As the summer progressed, I got accustomed to the kids telling their mothers about the “mannie clippie” who was taking their fares, and started to take pride in my rarity value. As far as I knew there were only a couple of other male conductors in our sector south of Aberdeen, at Arbroath and Dundee. For whatever reason, it always seemed to have been the case that Alexanders had female conductors. Looking back on it, however, I wonder just how that situation arose as this was in complete contrast to Aberdeen Corporation’s totally male conductor domain. Perhaps a sociologist would have an answer to this state of affairs in post war NE Scotland.

I remember the strong sense of camaraderie, which was always evident between the crews as we passed or met on the road. I was informed very early in the job about the signals that had to be given as we passed another crew – a wave to indicate all clear, or a touch of the necktie to indicate that the inspector who we had just dropped off was waiting to board their bus.

During my summers as a conductor I worked with some amazing people, many of whom had been on the buses all their working lives.  The  sense of duty and standard of uniform was always high and the clippies used to wear white shirts and ties. In my second summer, I was given one of the new linen style uniform jackets, which I thought didn’t look as smart as the heavier navy ones, but they were definitely cooler on a hot summer day.

Stonehaven depot was well renowned for the high standard of its bus fleet, and even the more vintage vehicles were always in pristine condition with very comfortable seats. It was a change to have one of those on the local rural routes as they were half cabs, where the driver was on his own, and the doors were manually operated.  Many of the rural routes were either one journey a day each way, or once a week, and indeed some were just for a few weeks in the summer only. It was always a perk to get the occasional Stonehaven to Banchory summer only run, with the stopover allowing time to stroll along the High Street enjoying an ice cream from D’Agostinos, which, although excellent, never quite tasted as special as Guillianottis. And of course “mannie clippies” were even more of an extreme rarity there for the local population to wonder at.

One of the more challenging duties was an early Monday morning commuter run to Aberdeen with a high capacity double decker, as there was a continual battle for change with everyone buying their weekly tickets with one pound notes. It certainly sharpened up the mental processes in those pre-decimal days. I managed to pass my degree in Maths and I graduated in July 1968. I arranged my day off for the graduation ceremony as I carried on with my usual summer job, having no idea at that time what career I wanted to follow. At that time there were rumblings that one man operation was being mooted and some clippies decided to look for other jobs, with the result that I stayed on past the summer and became a permanent employee, perhaps the only graduate conductor in Alexander’s Northern area. As that summer passed into autumn, I was glad that I still had my heavier navy jacket to wear, as some of the mornings were quite nippy, especially on an open platform double decker with the wind whistling in.

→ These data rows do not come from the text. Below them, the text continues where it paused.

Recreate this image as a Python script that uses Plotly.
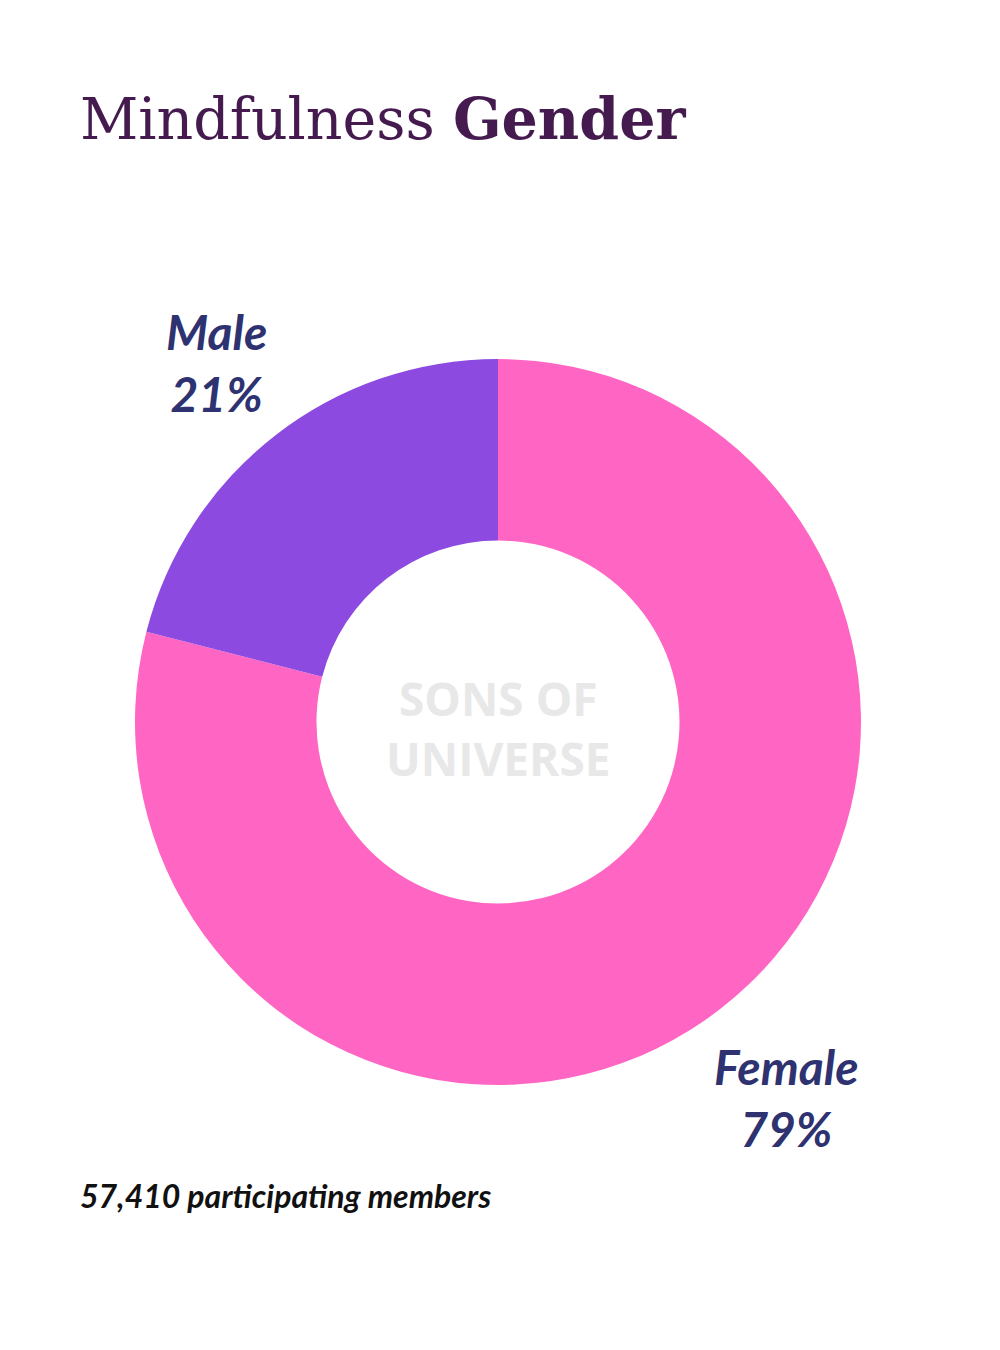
import plotly.graph_objects as go

labels = ["Female", "Male"]
values = [79, 21]
colors = ["#ff66c4", "#8c4ae0"]

W, H, OFF = 1000, 1350, 8
def px(x): return (x - OFF) / W
def py(y): return 1 - (y - OFF) / H

fig = go.Figure(go.Pie(
    labels=labels, values=values, hole=0.5, sort=False, direction="clockwise",
    rotation=0, marker=dict(colors=colors, line=dict(width=0)),
    textinfo="none", hoverinfo="label+percent", showlegend=False,
    domain=dict(x=[px(135), px(861)], y=[py(1085), py(359)]),
))
lab = dict(family="Lato", size=48, color="#2e3270")
def ann(x, y, text, font, xanchor="center"):
    fig.add_annotation(x=px(x), y=py(y), xref="paper", yref="paper", showarrow=False,
                       yanchor="middle", xanchor=xanchor, text=text, font=font, align="center")
ann(216, 362, f"<b><i>{labels[1]}<br>{values[1]}%</i></b>", lab)
ann(786, 1097, f"<b><i>{labels[0]}<br>{values[0]}%</i></b>", lab)
fig.add_annotation(x=px(498), y=py(728), xref="paper", yref="paper", showarrow=False,
    yanchor="middle", xanchor="center", align="center",
    text="<b>SONS OF<br>UNIVERSE</b>",
    font=dict(family="Open Sans", size=46, color="#e8e8e8", weight=800))
ann(78, 1195, "<b><i>57,410 participating members</i></b>",
    dict(family="Lato", size=32, color="#111111"), xanchor="left")
ann(78, 118, "Mindfulness <b>Gender</b>",
    dict(family="DejaVu Serif", size=57, color="#451a4e"), xanchor="left")
fig.update_layout(width=W, height=H, margin=dict(l=0, r=0, t=0, b=0),
    paper_bgcolor="white", plot_bgcolor="white")
fig.write_html("out.html")
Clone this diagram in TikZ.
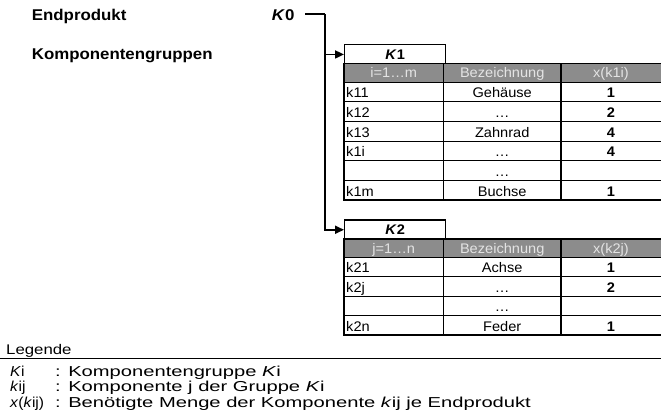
\documentclass[tikz,border=0pt]{standalone}
\usepackage{fontspec}
\setmainfont{Liberation Sans}
\newfontfamily\headfont[FakeStretch=1.08]{Liberation Sans}
\newfontfamily\tabfont[FakeStretch=1.05]{Liberation Sans}
\newfontfamily\legfont[FakeStretch=1.4]{Liberation Sans}
\newfontfamily\legkeyfont[FakeStretch=1.08]{Liberation Sans}
\newfontfamily\legtitlefont[FakeStretch=1.2]{Liberation Sans}
\usetikzlibrary{arrows.meta}

\definecolor{hdrgray}{RGB}{140,140,140}
\definecolor{hdrtext}{RGB}{228,228,228}

\tikzset{
  headtext/.style={anchor=base west, inner sep=0pt, font=\headfont\fontsize{15.6}{17}\selectfont\bfseries},
  celltext/.style={anchor=base, inner sep=0pt, font=\tabfont\fontsize{13.9}{15}\selectfont},
  cellleft/.style={celltext, anchor=base west},
  cellnum/.style={celltext, font=\tabfont\fontsize{13.9}{15}\selectfont\bfseries},
  hdrcell/.style={celltext, text=hdrtext},
  titlebox/.style={draw, line width=1.4pt, fill=white, anchor=north west, inner sep=0pt,
    minimum width=101pt, minimum height=19.5pt, font=\tabfont\fontsize{13.9}{15}\selectfont\bfseries},
  rowline/.style={line width=0.9pt},
  colline/.style={line width=1.4pt},
  frameline/.style={line width=1.6pt},
  conn/.style={line width=1.8pt},
  connarrow/.style={conn, -{Triangle[length=9pt,width=8pt]}},
  legtext/.style={anchor=base west, inner sep=0pt, font=\legfont\fontsize{14.4}{16}\selectfont},
  legkey/.style={legtext, font=\legkeyfont\fontsize{14.4}{16}\selectfont},
}

\begin{document}
\begin{tikzpicture}[x=1pt,y=-1pt]
\useasboundingbox (0,0) rectangle (661,418);

% level labels
\node[headtext] (endp) at (31.7,20.7) {Endprodukt};
\node[headtext] (kgrp) at (31.7,59.3) {Komponentengruppen};
\node[headtext] (k0) at (271.7,20.7) {\textit{K}0};

% ---------- group K1 ----------
\node[titlebox] (k1title) at (344,44) {\textit{K}1};
\fill[hdrgray] (344,63.5) rectangle (662,82);
\node[hdrcell] (k1h1) at (393.7,77.7) {i=1…m};
\node[hdrcell] (k1h2) at (502.2,77.7) {Bezeichnung};
\node[hdrcell] (k1h3) at (611,77.7) {x(k1i)};
\foreach [count=\n] \ca/\cb/\cc in {k11/Gehäuse/1, k12/…/2, k13/Zahnrad/4, k1i/…/4, /…/, k1m/Buchse/1}{
  \pgfmathsetmacro\yb{82+\n*19.67}
  \draw[rowline] (344,\yb) -- (662,\yb);
  \node[cellleft] (k1r\n a) at (346,\yb-4) {\ca};
  \node[celltext] (k1r\n b) at (502.2,\yb-4) {\cb};
  \node[cellnum] (k1r\n c) at (611,\yb-4) {\cc};
}
\draw[rowline] (344,82) -- (662,82);
\draw[colline] (443.5,63.5) -- (443.5,200) (561,63.5) -- (561,200);
\draw[frameline] (344,63.5) rectangle (663,200);

% ---------- group K2 ----------
\node[titlebox] (k2title) at (344,219.3) {\textit{K}2};
\fill[hdrgray] (344,238.8) rectangle (662,257.5);
\node[hdrcell] (k2h1) at (393.7,253.3) {j=1…n};
\node[hdrcell] (k2h2) at (502.2,253.3) {Bezeichnung};
\node[hdrcell] (k2h3) at (611,253.3) {x(k2j)};
\foreach [count=\n] \ca/\cb/\cc in {k21/Achse/1, k2j/…/2, /…/, k2n/Feder/1}{
  \pgfmathsetmacro\yb{257.5+\n*19.4}
  \draw[rowline] (344,\yb) -- (662,\yb);
  \node[cellleft] (k2r\n a) at (346,\yb-4) {\ca};
  \node[celltext] (k2r\n b) at (502.2,\yb-4) {\cb};
  \node[cellnum] (k2r\n c) at (611,\yb-4) {\cc};
}
\draw[rowline] (344,257.5) -- (662,257.5);
\draw[colline] (443.5,238.8) -- (443.5,335) (561,238.8) -- (561,335);
\draw[frameline] (344,238.8) rectangle (663,335);

% ---------- connectors ----------
\coordinate (k0out) at (305,14);
\coordinate (trunk) at (325,14);
\draw[conn] (k0out) -- (trunk);
\draw[connarrow] (trunk) |- (k1title.west);
\draw[connarrow] (trunk) |- (k2title.west);

% ---------- legend ----------
\node[legtext, font=\legtitlefont\fontsize{14}{16}\selectfont] (leg) at (6,354.5) {Legende};
\draw[line width=1.2pt] (0,358.5) -- (661,358.5);
\node[legkey] (l1a) at (10,376) {\textit{K}i};
\node[legtext] (l1b) at (55,376) {: Komponentengruppe \textit{K}i};
\node[legkey] (l2a) at (10,391.5) {\textit{k}ij};
\node[legtext] (l2b) at (55,391.5) {: Komponente j der Gruppe \textit{K}i};
\node[legkey] (l3a) at (10,407) {\textit{x}(\textit{k}ij)};
\node[legtext] (l3b) at (55,407) {: Benötigte Menge der Komponente \textit{k}ij je Endprodukt};
\end{tikzpicture}
\end{document}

With some regret, I decided that I had to move on and find employment more suited to having obtained a university degree, so I handed in my notice at the end of the year to concentrate on finding a job in the field of computing as a programmer, which seemed to be thing of the future at that time. I moved south to the Midlands in March 1969, but on every trip back home, I always checked out the developments at Stonehaven depot. However, I had the experience of three wonderful summers as a relief conductor and I look back on those times with very fond memories, with the long sunny days brightened by the immaculate yellow buses.

I am sure that these first periods of exposure to different types of work gave me, and others of the same generation, many benefits in terms of accepting responsibility, creating a sense of independence and being appropriately rewarded as a result. Is it a loss that such opportunities seem to be far fewer these days? – yes, I believe it is.